Suns Fans May Hate What This Jaylen Brown Trade Just Raised

As the dust settles on a headline-grabbing summer trade, NBA fans are left wondering if the Suns missed out on a chance to reshape their future with Jaylen Brown.

ESPN’s Shams Charania dropped the summer’s biggest shocker, and the ripple effect didn’t stop with Boston and Philadelphia. The Celtics are reportedly sending All-NBA guard Jaylen Brown to the 76ers, and the return has left plenty of people wondering how that package became the best offer on the table.

Boston is said to be getting 36-year-old Paul George, along with two first-round picks and two second-round picks. For a player coming off his strongest season yet, that’s a return that has raised eyebrows across the league.

Brown just posted 28.7 points, 6.9 rebounds and 5.1 assists per game while shooting 47.7% from the field and 34.7% from 3-point range. He also finished sixth in MVP voting. That makes the deal feel even stranger, especially with Boston sending him to an Eastern Conference rival instead of moving him elsewhere.

Philadelphia, meanwhile, adds Brown to a group that already includes former MVP Joel Embiid, All-Star point guard Tyrese Maxey and rising talent VJ Edgecombe.

The trade also puts a spotlight on Phoenix and its own recent move. The Suns sent Grayson Allen, Royce O’Neale and their own unprotected 2033 first-round pick to land Miles Bridges, a 28-year-old who has never been an All-Star. With Brown now available in this kind of deal, it’s fair to ask why Phoenix didn’t at least explore that route.

Maybe Allen and O’Neale, even with picks, still wouldn’t have gotten the Suns into the conversation. But 24-year-old Jalen Green, the former No. 2 overall pick, is another asset Phoenix could have put in play. Whether Boston would have valued him highly is unclear, but he looks like a cleaner win-now piece than an aging George.

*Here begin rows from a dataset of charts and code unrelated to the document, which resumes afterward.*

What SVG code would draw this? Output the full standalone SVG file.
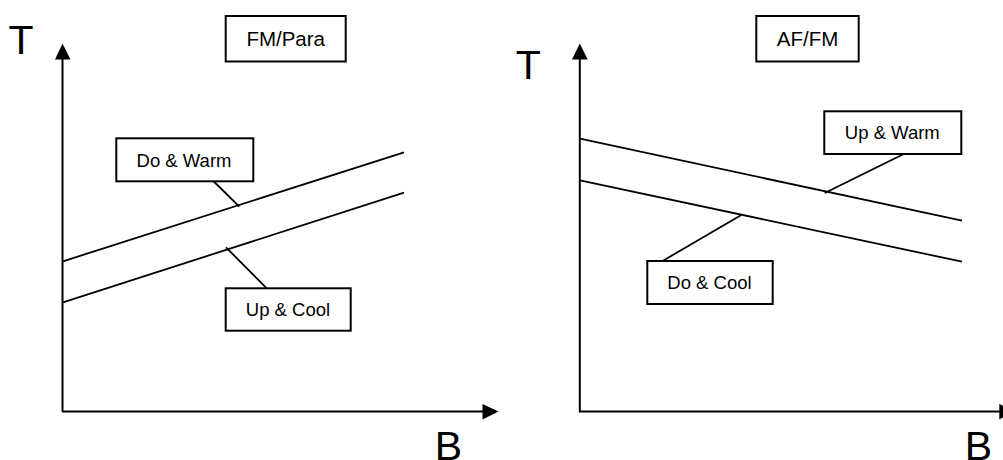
<svg xmlns="http://www.w3.org/2000/svg" width="1003" height="460" viewBox="0 0 1003 460">
<style>
.bg{fill:#fff}
.box{fill:#fff;stroke:#000;stroke-width:2}
.ln{stroke:#000;stroke-width:1.8;fill:none}
.ax{stroke:#000;stroke-width:2;fill:none}
.lbl{font-family:"Liberation Sans",Arial,sans-serif;font-size:18.5px;fill:#000;text-anchor:middle}
.ttl{font-family:"Liberation Sans",Arial,sans-serif;font-size:20.5px;fill:#000;text-anchor:middle}
.axl{font-family:"Liberation Sans",Arial,sans-serif;font-size:41px;fill:#000;text-anchor:middle}
.ah{fill:#000}
</style>
<rect class="bg" x="0" y="0" width="1003" height="460"/>
<g id="connectors">
  <!-- left panel axes -->
  <line class="ax" x1="62.5" y1="411.5" x2="62.5" y2="58"/>
  <polygon class="ah" points="62.5,43.5 55,59.5 70.5,59.5"/>
  <line class="ax" x1="62" y1="411.5" x2="484" y2="411.5"/>
  <polygon class="ah" points="498.5,411.5 482.5,404 482.5,419.5"/>
  <!-- left panel lines -->
  <line class="ln" x1="63" y1="261.3" x2="404" y2="152.3"/>
  <line class="ln" x1="63" y1="302.3" x2="404" y2="192.7"/>
  <line class="ln" x1="212.3" y1="180" x2="239.3" y2="206.7"/>
  <line class="ln" x1="226" y1="247.3" x2="266.7" y2="288.3"/>
  <!-- right panel axes -->
  <line class="ax" x1="579.8" y1="411.5" x2="579.8" y2="58"/>
  <polygon class="ah" points="579.8,43.5 572,59.5 587.7,59.5"/>
  <line class="ax" x1="579" y1="411.5" x2="1003" y2="411.5"/>
  <polygon class="ah" points="1015,411.5 999.3,404 999.3,419.5"/>
  <!-- right panel lines -->
  <line class="ln" x1="580" y1="138.7" x2="962" y2="220.7"/>
  <line class="ln" x1="580" y1="180.3" x2="962" y2="261.7"/>
  <line class="ln" x1="906.3" y1="152.7" x2="824.7" y2="193"/>
  <line class="ln" x1="741.3" y1="215" x2="661.3" y2="261.7"/>
</g>
<g id="axis-labels">
  <text class="axl" x="21" y="54">T</text>
  <text class="axl" x="448.5" y="459.5">B</text>
  <text class="axl" x="528.3" y="78.5">T</text>
  <text class="axl" x="978.5" y="459.5">B</text>
</g>
<g id="title-fm-para">
  <rect class="box" x="225.7" y="16" width="120" height="45.5"/>
  <text class="ttl" x="285.7" y="46">FM/Para</text>
</g>
<g id="do-warm">
  <rect class="box" x="116.3" y="138.3" width="137" height="43"/>
  <text class="lbl" x="184" y="166.5">Do &amp; Warm</text>
</g>
<g id="up-cool">
  <rect class="box" x="225.7" y="288.3" width="125" height="42.4"/>
  <text class="lbl" x="288" y="316">Up &amp; Cool</text>
</g>
<g id="title-af-fm">
  <rect class="box" x="756.3" y="16" width="102.4" height="45.5"/>
  <text class="ttl" x="807.5" y="46">AF/FM</text>
</g>
<g id="up-warm">
  <rect class="box" x="824.3" y="111.3" width="137" height="42.7"/>
  <text class="lbl" x="892.3" y="139">Up &amp; Warm</text>
</g>
<g id="do-cool">
  <rect class="box" x="647.3" y="261" width="125.4" height="43"/>
  <text class="lbl" x="709.5" y="289">Do &amp; Cool</text>
</g>
</svg>
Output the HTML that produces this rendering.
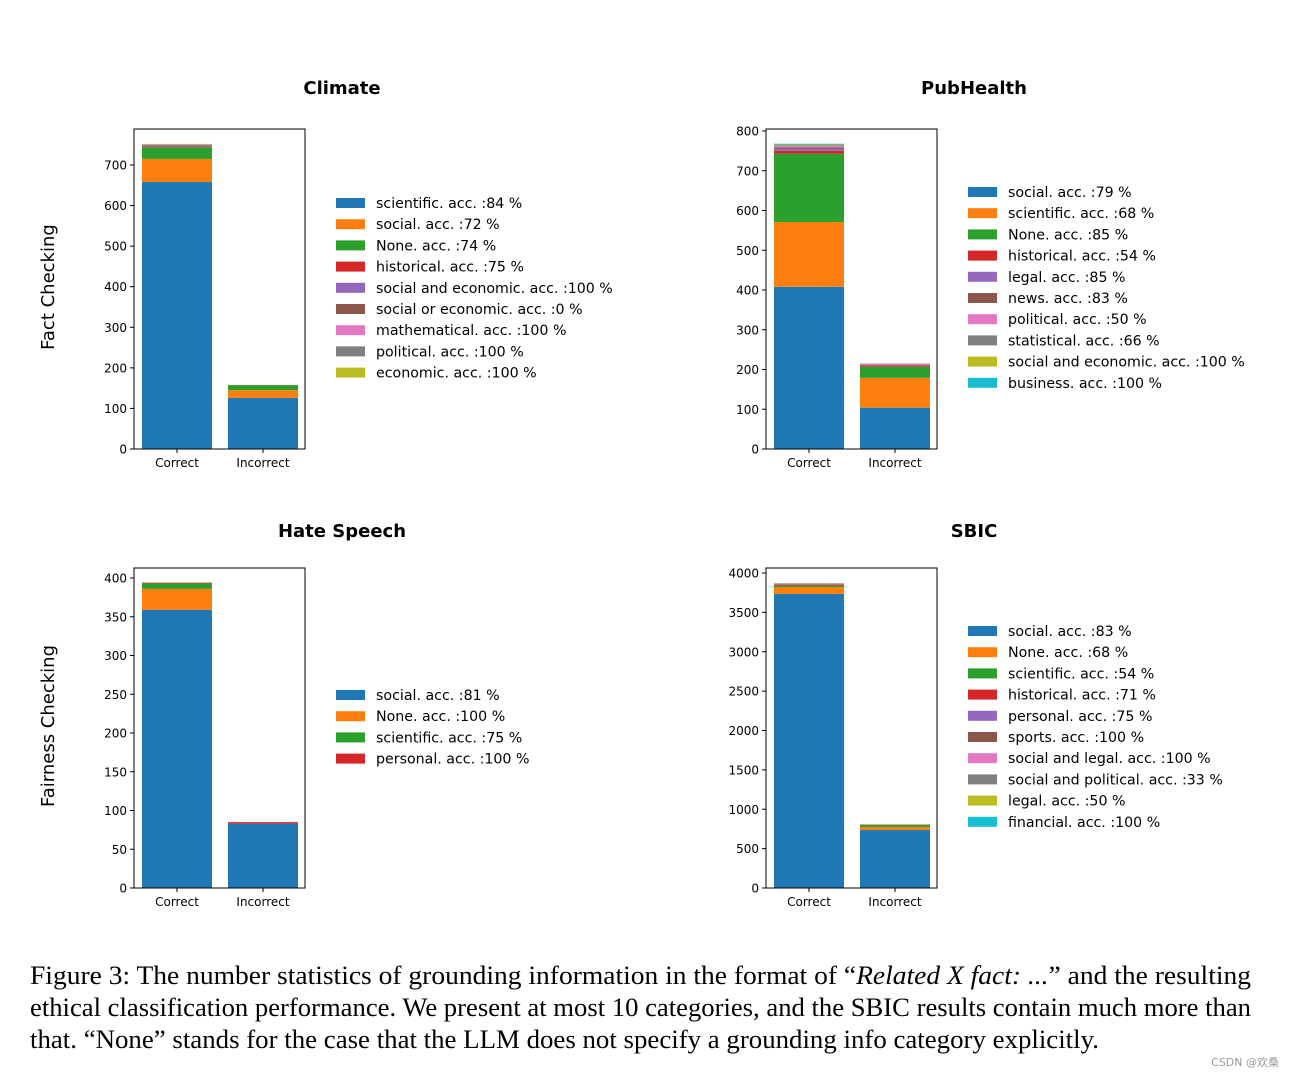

That’s part of what makes the Brown return so hard to digest. Reports had Brown upset after being mentioned in trade rumors for Giannis Antetokounmpo, who was eventually dealt to the Miami Heat, yet Boston still wound up with a package that feels light for a player of Brown’s caliber.

George’s deal has long been viewed as a tough one, and the contrast with the contracts of Green, Allen and O’Neale only makes that clearer. George is owed about $54 million next season and has a player option worth roughly $56.5 million in 2027-28. With his injuries and declining production, it would be a surprise if he doesn’t take it.

For Phoenix, Brown would have changed the ceiling right away in a way Bridges simply doesn’t. Fit would still have been a question, but the talent jump alone would have made for a far more compelling swing.

Instead, Brown heads to Philadelphia for a fresh start, and Suns fans are left looking at Boston’s return and wondering what might have been.